United States Court of Appeals, Second Circuit (1933)

Facts

Issue

Holding — Manton, C.J.

Rule

Reasoning

Deep Dive: How the Court Reached Its Decision

Incorporation by Reference

The court reasoned that the bill of lading clauses, including those concerning notice of claim and limitation of liability, were effectively incorporated by reference into the contract of carriage. This incorporation was supported by the stamped notation on the bill of lading, which subjected the shipment to the terms of the carrier's standard ocean bill of lading. The court referenced past cases, such as Cudahy Packing Co. v. Munson S.S. Line and Lawrence Leather Co. v. Norton Lilly Co., which established that incorporation by reference is permissible and reasonable when the parties have the opportunity to access and understand the terms. The court found that the shipper had the chance to familiarize itself with these terms upon shipment, thus binding the shipper and the bank to the incorporated clauses. The failure to issue a separate ocean bill of lading did not negate the incorporation, as the original bill of lading contained the necessary reference to the carrier's terms.

Law of the Place of Performance

The court emphasized that questions related to the performance or breach of the contract, such as misdelivery, were governed by the law of the place of performance, which in this case was Germany. The court stated that any claims related to the misdelivery had to adhere to the notice of claim requirement as stipulated in the bill of lading, and this requirement was not negated by the misdelivery itself. Since the appellee did not provide evidence of German law that would excuse the failure to give notice, the court assumed that the clauses were enforceable under German law. The court relied on precedents that supported the application of the notice requirement and limitation of liability even in the case of misdelivery, thereby affirming that the carrier was entitled to these contractual protections.

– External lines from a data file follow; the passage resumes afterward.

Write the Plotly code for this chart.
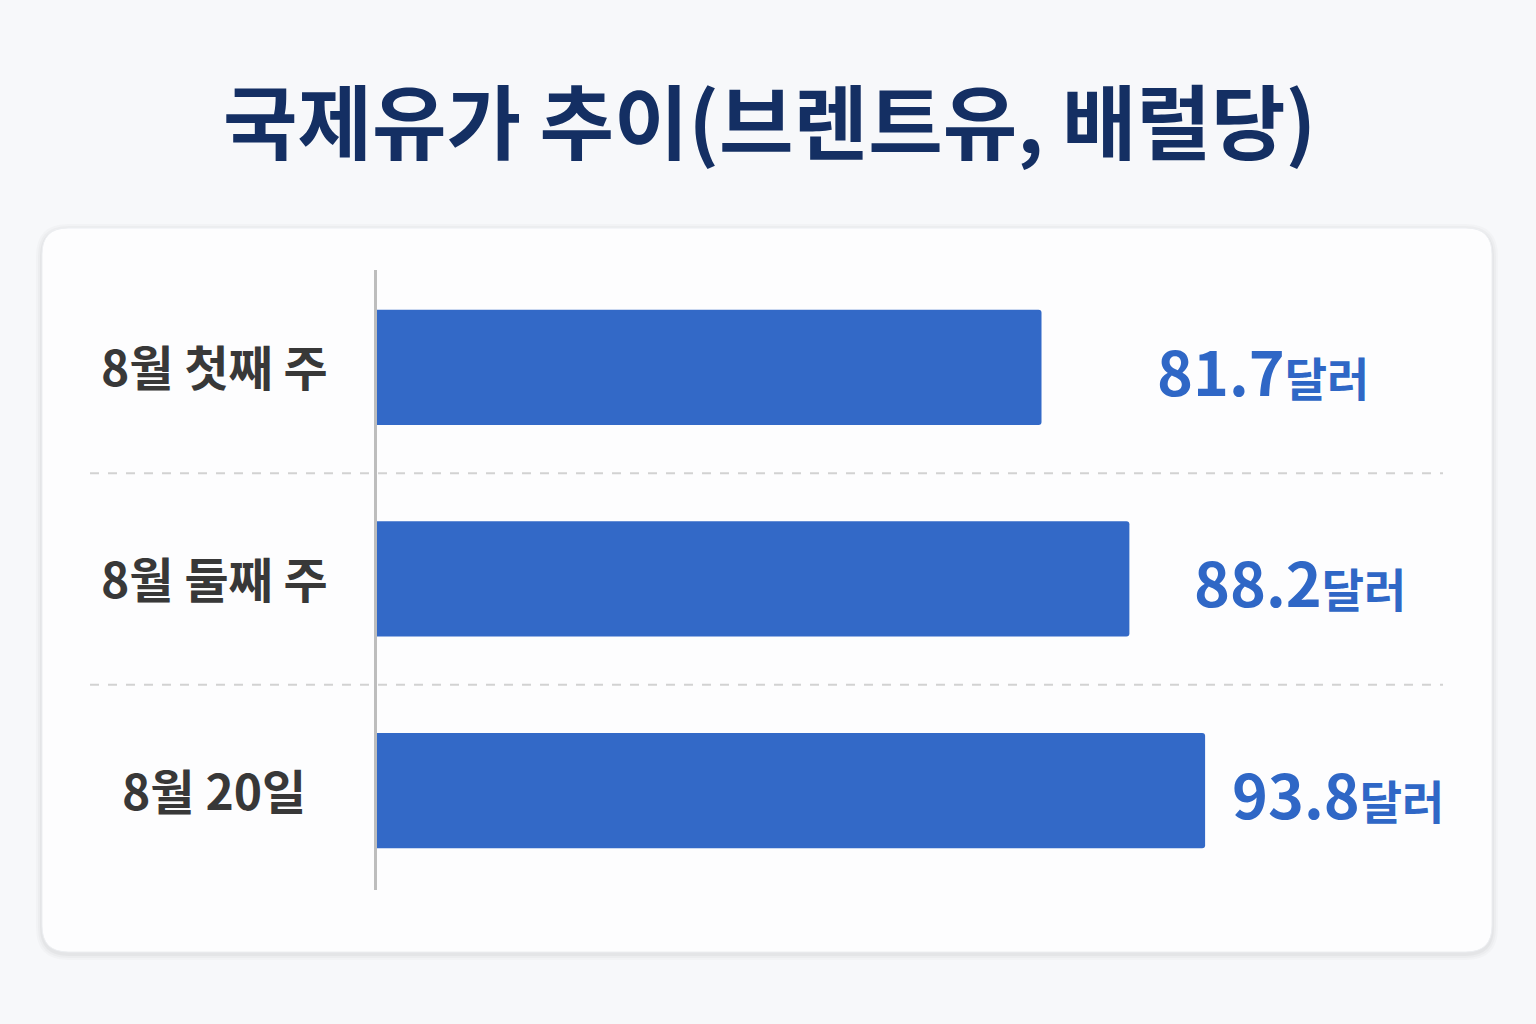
import plotly.graph_objects as go

categories = ['8월 첫째 주', '8월 둘째 주', '8월 20일']
prices = [81.7, 88.2, 93.8]
unit = '달러'
title_text = '국제유가 추이(브렌트유, 배럴당)'

W, H = 1536, 1024
L, R, T, B = 377, 1443, 270, 890   # plot area in pixels

FONT = 'Noto Sans CJK KR'
BAR = '#3369c7'
LABEL = '#2f67c6'


def px(x, y):
    # pixel -> paper coords
    return (x - L) / (R - L), (B - y) / (B - T)


def round_rect(x0, y0, x1, y1, r):
    def p(x, y):
        a, b = px(x, y)
        return f'{a:.5f},{b:.5f}'
    return (f'M {p(x0 + r, y0)} L {p(x1 - r, y0)} Q {p(x1, y0)} {p(x1, y0 + r)} '
            f'L {p(x1, y1 - r)} Q {p(x1, y1)} {p(x1 - r, y1)} '
            f'L {p(x0 + r, y1)} Q {p(x0, y1)} {p(x0, y1 - r)} '
            f'L {p(x0, y0 + r)} Q {p(x0, y0)} {p(x0 + r, y0)} Z')


fig = go.Figure()
fig.add_trace(go.Bar(
    x=prices, y=categories, orientation='h',
    marker=dict(color=BAR, cornerradius=3, line=dict(width=0)),
    width=0.545, hoverinfo='skip'))

shapes = []
# card shadow + card
for i, op in enumerate([0.02, 0.025, 0.03]):
    g = 6 - 2 * i
    shapes.append(dict(type='path', xref='paper', yref='paper', layer='below',
                       path=round_rect(42 - g, 228 - g + 2, 1492 + g, 952 + g + 2, 26 + g),
                       fillcolor=f'rgba(0,0,0,{op})', line=dict(width=0)))
shapes.append(dict(type='path', xref='paper', yref='paper', layer='below',
                   path=round_rect(42, 228, 1492, 952, 26),
                   fillcolor='#fdfdfe', line=dict(color='#eceef1', width=1)))
# dashed separators
gx0, _ = px(90, 0)
for yv in [0.5, 1.5]:
    shapes.append(dict(type='line', xref='paper', yref='y', x0=gx0, x1=1.0, y0=yv, y1=yv,
                       line=dict(color='#d2d2d2', width=2, dash='dash'), layer='below'))

annotations = []
lx, _ = px(214, 0)
for c in categories:
    annotations.append(dict(x=lx, y=c, xref='paper', yref='y', text=c, showarrow=False,
                            xanchor='center', yanchor='middle', yshift=2,
                            font=dict(family=FONT, size=48, color='#383838', weight=700)))

label_shift = [113, 63, 25]
for v, c, s in zip(prices, categories, label_shift):
    annotations.append(dict(
        x=v, y=c, xref='x', yref='y', xanchor='left', yanchor='middle', xshift=s, yshift=-2,
        showarrow=False,
        text=f'{v}<span style="font-size:46px">{unit}</span>',
        font=dict(family=FONT, size=61, color=LABEL, weight=700)))

fig.update_layout(
    width=W, height=H,
    margin=dict(l=L, r=W - R, t=T, b=H - B),
    paper_bgcolor='#f7f8fa', plot_bgcolor='rgba(0,0,0,0)',
    showlegend=False,
    title=dict(text=title_text, x=0.501, xanchor='center', y=1 - 125 / H, yanchor='middle',
               yref='container',
               font=dict(family=FONT, size=81, color='#142f63', weight=700)),
    xaxis=dict(range=[32.55, 32.55 + (R - L) / 13.52], visible=False, fixedrange=True),
    yaxis=dict(range=[2.47, -0.46], showticklabels=False, showgrid=False, zeroline=False,
               showline=True, linecolor='#bdbdbd', linewidth=3, ticks=''),
    shapes=shapes, annotations=annotations,
)

fig.write_html('out.html', config={'displayModeBar': False},
               post_script="document.body.style.margin='0';")
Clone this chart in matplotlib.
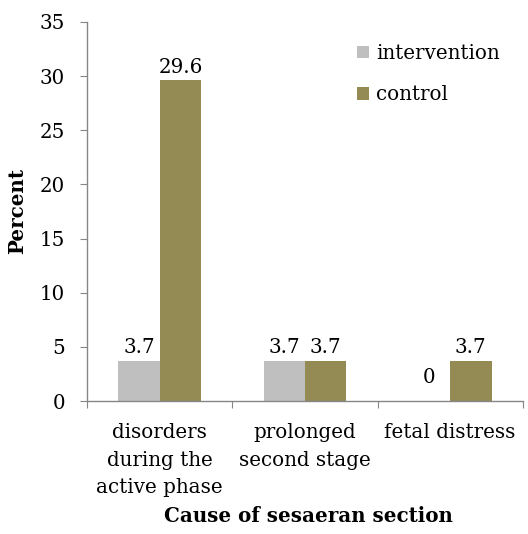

Precedent on Notice and Limitation Clauses

The court cited numerous precedents to support the enforceability of notice and limitation clauses, even in instances of misdelivery. It referenced cases like Georgia, Fla. Ala. R.R. Co. v. Blish Milling Co. and Davis v. Roper Lumber Co., where the U.S. Supreme Court upheld the binding nature of such clauses in shipping contracts. The court also noted that these clauses are not contrary to public policy and have been consistently enforced in various jurisdictions. The court observed that the clauses in question required claims to be made within a specified timeframe, and failure to comply with this requirement resulted in the waiver of claims. This principle applied even when the carrier did not deliver the goods to the rightful party, as misdelivery did not void the contractual terms.

Applicability of the Clauses in Misdelivery Cases

The court rejected the lower court's view that the misdelivery vitiated the notice and limitation clauses. It reasoned that the carrier is entitled to the benefits of these clauses even in cases of complete and unexplained failure to deliver. The court asserted that such clauses apply to misdelivery by an agent, as authoritative decisions have established that carriers are entitled to these benefits in nondelivery cases. It highlighted that neither party made a claim to the bill of lading until ten months after the salmon's arrival, which was beyond the reasonable time frame for notice. Thus, the court concluded that the appellee failed to meet the notice requirement, and the carrier was entitled to enforce the limitation and notice clauses.

Burden of Proof and Reasonable Time

The court placed the burden of proving compliance with the notice clause on the appellee. It asserted that the appellee did not demonstrate that it had given timely notice of the claim, as required by the bill of lading. The court acknowledged that if the vessel had been discharged more than five days before the misdelivery, it might have been impossible to give notice within the prescribed time, but this did not dispense with the requirement. Instead, notice was required within a reasonable time, which the appellee failed to meet. The court cited cases where similar notice clauses were enforced, emphasizing that the failure to provide notice within a reasonable timeframe barred the claim. Therefore, the court reversed the lower court's decision, upholding the applicability of the notice and limitation clauses in this case.